:: RECORDED INFORMATION

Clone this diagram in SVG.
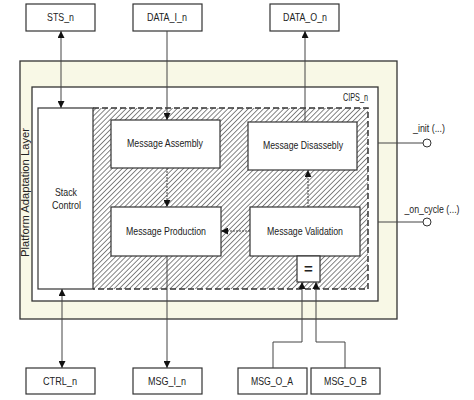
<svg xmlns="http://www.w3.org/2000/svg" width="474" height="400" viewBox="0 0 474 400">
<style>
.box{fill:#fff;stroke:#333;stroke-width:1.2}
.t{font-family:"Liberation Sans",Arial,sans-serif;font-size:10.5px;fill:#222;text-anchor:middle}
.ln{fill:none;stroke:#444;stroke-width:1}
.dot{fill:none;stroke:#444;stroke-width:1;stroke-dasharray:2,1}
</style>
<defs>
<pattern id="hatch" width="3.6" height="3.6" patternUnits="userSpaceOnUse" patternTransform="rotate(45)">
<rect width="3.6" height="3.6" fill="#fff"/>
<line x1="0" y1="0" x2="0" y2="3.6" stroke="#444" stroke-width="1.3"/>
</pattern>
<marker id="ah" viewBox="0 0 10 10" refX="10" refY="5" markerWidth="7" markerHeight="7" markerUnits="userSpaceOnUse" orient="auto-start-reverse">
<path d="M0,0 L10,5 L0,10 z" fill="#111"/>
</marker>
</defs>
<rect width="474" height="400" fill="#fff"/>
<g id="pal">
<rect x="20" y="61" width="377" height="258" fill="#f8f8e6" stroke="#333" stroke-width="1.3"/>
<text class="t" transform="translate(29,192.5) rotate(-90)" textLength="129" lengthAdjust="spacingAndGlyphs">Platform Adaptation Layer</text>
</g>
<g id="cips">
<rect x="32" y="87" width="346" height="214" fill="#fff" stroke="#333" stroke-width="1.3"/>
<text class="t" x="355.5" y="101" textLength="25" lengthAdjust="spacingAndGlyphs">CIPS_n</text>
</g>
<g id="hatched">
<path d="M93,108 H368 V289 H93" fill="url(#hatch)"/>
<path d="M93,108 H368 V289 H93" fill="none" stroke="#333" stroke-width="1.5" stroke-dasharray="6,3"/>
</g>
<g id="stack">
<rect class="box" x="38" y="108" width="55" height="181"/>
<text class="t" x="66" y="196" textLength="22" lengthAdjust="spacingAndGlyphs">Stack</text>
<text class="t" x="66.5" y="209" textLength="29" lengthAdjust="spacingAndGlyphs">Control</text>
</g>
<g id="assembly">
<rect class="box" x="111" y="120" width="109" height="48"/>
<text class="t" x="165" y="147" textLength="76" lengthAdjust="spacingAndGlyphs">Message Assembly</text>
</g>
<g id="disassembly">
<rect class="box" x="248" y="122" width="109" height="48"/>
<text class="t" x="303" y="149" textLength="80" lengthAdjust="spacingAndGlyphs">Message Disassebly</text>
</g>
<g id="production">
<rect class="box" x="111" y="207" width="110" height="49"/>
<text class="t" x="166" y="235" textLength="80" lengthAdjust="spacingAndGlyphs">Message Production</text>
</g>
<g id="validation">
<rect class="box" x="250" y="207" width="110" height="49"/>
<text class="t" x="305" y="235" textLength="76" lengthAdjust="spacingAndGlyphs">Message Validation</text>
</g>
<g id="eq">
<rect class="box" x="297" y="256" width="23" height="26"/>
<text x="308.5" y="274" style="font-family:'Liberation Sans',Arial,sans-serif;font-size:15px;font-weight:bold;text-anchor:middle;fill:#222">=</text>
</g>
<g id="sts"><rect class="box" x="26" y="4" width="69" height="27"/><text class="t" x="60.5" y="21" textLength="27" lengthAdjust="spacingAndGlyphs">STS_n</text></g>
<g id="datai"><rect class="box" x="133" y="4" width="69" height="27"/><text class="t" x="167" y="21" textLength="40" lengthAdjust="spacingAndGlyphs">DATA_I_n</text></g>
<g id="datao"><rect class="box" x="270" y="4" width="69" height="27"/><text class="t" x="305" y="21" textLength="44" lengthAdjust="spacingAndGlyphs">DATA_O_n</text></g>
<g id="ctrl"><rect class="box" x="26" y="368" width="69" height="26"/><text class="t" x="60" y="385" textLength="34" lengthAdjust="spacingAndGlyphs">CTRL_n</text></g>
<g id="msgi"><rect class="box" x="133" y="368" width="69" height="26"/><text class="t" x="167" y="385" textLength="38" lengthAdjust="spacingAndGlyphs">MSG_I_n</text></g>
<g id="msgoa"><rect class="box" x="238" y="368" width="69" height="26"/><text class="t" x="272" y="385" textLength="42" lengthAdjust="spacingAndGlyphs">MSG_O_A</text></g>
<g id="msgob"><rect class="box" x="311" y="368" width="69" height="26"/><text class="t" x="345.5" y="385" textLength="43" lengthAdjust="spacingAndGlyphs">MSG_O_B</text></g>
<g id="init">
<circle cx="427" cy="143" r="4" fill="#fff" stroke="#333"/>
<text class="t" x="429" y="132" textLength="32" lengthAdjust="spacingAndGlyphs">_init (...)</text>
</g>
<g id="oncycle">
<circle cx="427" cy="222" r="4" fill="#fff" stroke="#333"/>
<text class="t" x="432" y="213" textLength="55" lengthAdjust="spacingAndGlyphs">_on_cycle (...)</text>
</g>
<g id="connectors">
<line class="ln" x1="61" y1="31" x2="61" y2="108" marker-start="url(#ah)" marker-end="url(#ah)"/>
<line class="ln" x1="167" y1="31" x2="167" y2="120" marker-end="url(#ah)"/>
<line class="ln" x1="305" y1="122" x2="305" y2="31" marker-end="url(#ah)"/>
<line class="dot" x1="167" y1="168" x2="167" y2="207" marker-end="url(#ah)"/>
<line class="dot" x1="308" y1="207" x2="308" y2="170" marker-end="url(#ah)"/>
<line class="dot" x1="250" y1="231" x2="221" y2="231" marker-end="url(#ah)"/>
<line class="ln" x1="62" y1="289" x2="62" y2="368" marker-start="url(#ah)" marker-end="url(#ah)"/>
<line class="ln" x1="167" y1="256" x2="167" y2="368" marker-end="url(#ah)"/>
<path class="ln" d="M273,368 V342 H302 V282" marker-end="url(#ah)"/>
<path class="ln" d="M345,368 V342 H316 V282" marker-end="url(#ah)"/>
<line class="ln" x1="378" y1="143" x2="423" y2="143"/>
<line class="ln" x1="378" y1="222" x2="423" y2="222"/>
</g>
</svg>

::::

## WHAT IS EXPECTED
Take the listing above and print it exactly, apart from the pictures.

## RIGHT ANSWER
Clone this diagram in SVG.
<svg xmlns="http://www.w3.org/2000/svg" width="474" height="400" viewBox="0 0 474 400">
<style>
.box{fill:#fff;stroke:#333;stroke-width:1.2}
.t{font-family:"Liberation Sans",Arial,sans-serif;font-size:10.5px;fill:#222;text-anchor:middle}
.ln{fill:none;stroke:#444;stroke-width:1}
.dot{fill:none;stroke:#444;stroke-width:1;stroke-dasharray:2,1}
</style>
<defs>
<pattern id="hatch" width="3.6" height="3.6" patternUnits="userSpaceOnUse" patternTransform="rotate(45)">
<rect width="3.6" height="3.6" fill="#fff"/>
<line x1="0" y1="0" x2="0" y2="3.6" stroke="#444" stroke-width="1.3"/>
</pattern>
<marker id="ah" viewBox="0 0 10 10" refX="10" refY="5" markerWidth="7" markerHeight="7" markerUnits="userSpaceOnUse" orient="auto-start-reverse">
<path d="M0,0 L10,5 L0,10 z" fill="#111"/>
</marker>
</defs>
<rect width="474" height="400" fill="#fff"/>
<g id="pal">
<rect x="20" y="61" width="377" height="258" fill="#f8f8e6" stroke="#333" stroke-width="1.3"/>
<text class="t" transform="translate(29,192.5) rotate(-90)" textLength="129" lengthAdjust="spacingAndGlyphs">Platform Adaptation Layer</text>
</g>
<g id="cips">
<rect x="32" y="87" width="346" height="214" fill="#fff" stroke="#333" stroke-width="1.3"/>
<text class="t" x="355.5" y="101" textLength="25" lengthAdjust="spacingAndGlyphs">CIPS_n</text>
</g>
<g id="hatched">
<path d="M93,108 H368 V289 H93" fill="url(#hatch)"/>
<path d="M93,108 H368 V289 H93" fill="none" stroke="#333" stroke-width="1.5" stroke-dasharray="6,3"/>
</g>
<g id="stack">
<rect class="box" x="38" y="108" width="55" height="181"/>
<text class="t" x="66" y="196" textLength="22" lengthAdjust="spacingAndGlyphs">Stack</text>
<text class="t" x="66.5" y="209" textLength="29" lengthAdjust="spacingAndGlyphs">Control</text>
</g>
<g id="assembly">
<rect class="box" x="111" y="120" width="109" height="48"/>
<text class="t" x="165" y="147" textLength="76" lengthAdjust="spacingAndGlyphs">Message Assembly</text>
</g>
<g id="disassembly">
<rect class="box" x="248" y="122" width="109" height="48"/>
<text class="t" x="303" y="149" textLength="80" lengthAdjust="spacingAndGlyphs">Message Disassebly</text>
</g>
<g id="production">
<rect class="box" x="111" y="207" width="110" height="49"/>
<text class="t" x="166" y="235" textLength="80" lengthAdjust="spacingAndGlyphs">Message Production</text>
</g>
<g id="validation">
<rect class="box" x="250" y="207" width="110" height="49"/>
<text class="t" x="305" y="235" textLength="76" lengthAdjust="spacingAndGlyphs">Message Validation</text>
</g>
<g id="eq">
<rect class="box" x="297" y="256" width="23" height="26"/>
<text x="308.5" y="274" style="font-family:'Liberation Sans',Arial,sans-serif;font-size:15px;font-weight:bold;text-anchor:middle;fill:#222">=</text>
</g>
<g id="sts"><rect class="box" x="26" y="4" width="69" height="27"/><text class="t" x="60.5" y="21" textLength="27" lengthAdjust="spacingAndGlyphs">STS_n</text></g>
<g id="datai"><rect class="box" x="133" y="4" width="69" height="27"/><text class="t" x="167" y="21" textLength="40" lengthAdjust="spacingAndGlyphs">DATA_I_n</text></g>
<g id="datao"><rect class="box" x="270" y="4" width="69" height="27"/><text class="t" x="305" y="21" textLength="44" lengthAdjust="spacingAndGlyphs">DATA_O_n</text></g>
<g id="ctrl"><rect class="box" x="26" y="368" width="69" height="26"/><text class="t" x="60" y="385" textLength="34" lengthAdjust="spacingAndGlyphs">CTRL_n</text></g>
<g id="msgi"><rect class="box" x="133" y="368" width="69" height="26"/><text class="t" x="167" y="385" textLength="38" lengthAdjust="spacingAndGlyphs">MSG_I_n</text></g>
<g id="msgoa"><rect class="box" x="238" y="368" width="69" height="26"/><text class="t" x="272" y="385" textLength="42" lengthAdjust="spacingAndGlyphs">MSG_O_A</text></g>
<g id="msgob"><rect class="box" x="311" y="368" width="69" height="26"/><text class="t" x="345.5" y="385" textLength="43" lengthAdjust="spacingAndGlyphs">MSG_O_B</text></g>
<g id="init">
<circle cx="427" cy="143" r="4" fill="#fff" stroke="#333"/>
<text class="t" x="429" y="132" textLength="32" lengthAdjust="spacingAndGlyphs">_init (...)</text>
</g>
<g id="oncycle">
<circle cx="427" cy="222" r="4" fill="#fff" stroke="#333"/>
<text class="t" x="432" y="213" textLength="55" lengthAdjust="spacingAndGlyphs">_on_cycle (...)</text>
</g>
<g id="connectors">
<line class="ln" x1="61" y1="31" x2="61" y2="108" marker-start="url(#ah)" marker-end="url(#ah)"/>
<line class="ln" x1="167" y1="31" x2="167" y2="120" marker-end="url(#ah)"/>
<line class="ln" x1="305" y1="122" x2="305" y2="31" marker-end="url(#ah)"/>
<line class="dot" x1="167" y1="168" x2="167" y2="207" marker-end="url(#ah)"/>
<line class="dot" x1="308" y1="207" x2="308" y2="170" marker-end="url(#ah)"/>
<line class="dot" x1="250" y1="231" x2="221" y2="231" marker-end="url(#ah)"/>
<line class="ln" x1="62" y1="289" x2="62" y2="368" marker-start="url(#ah)" marker-end="url(#ah)"/>
<line class="ln" x1="167" y1="256" x2="167" y2="368" marker-end="url(#ah)"/>
<path class="ln" d="M273,368 V342 H302 V282" marker-end="url(#ah)"/>
<path class="ln" d="M345,368 V342 H316 V282" marker-end="url(#ah)"/>
<line class="ln" x1="378" y1="143" x2="423" y2="143"/>
<line class="ln" x1="378" y1="222" x2="423" y2="222"/>
</g>
</svg>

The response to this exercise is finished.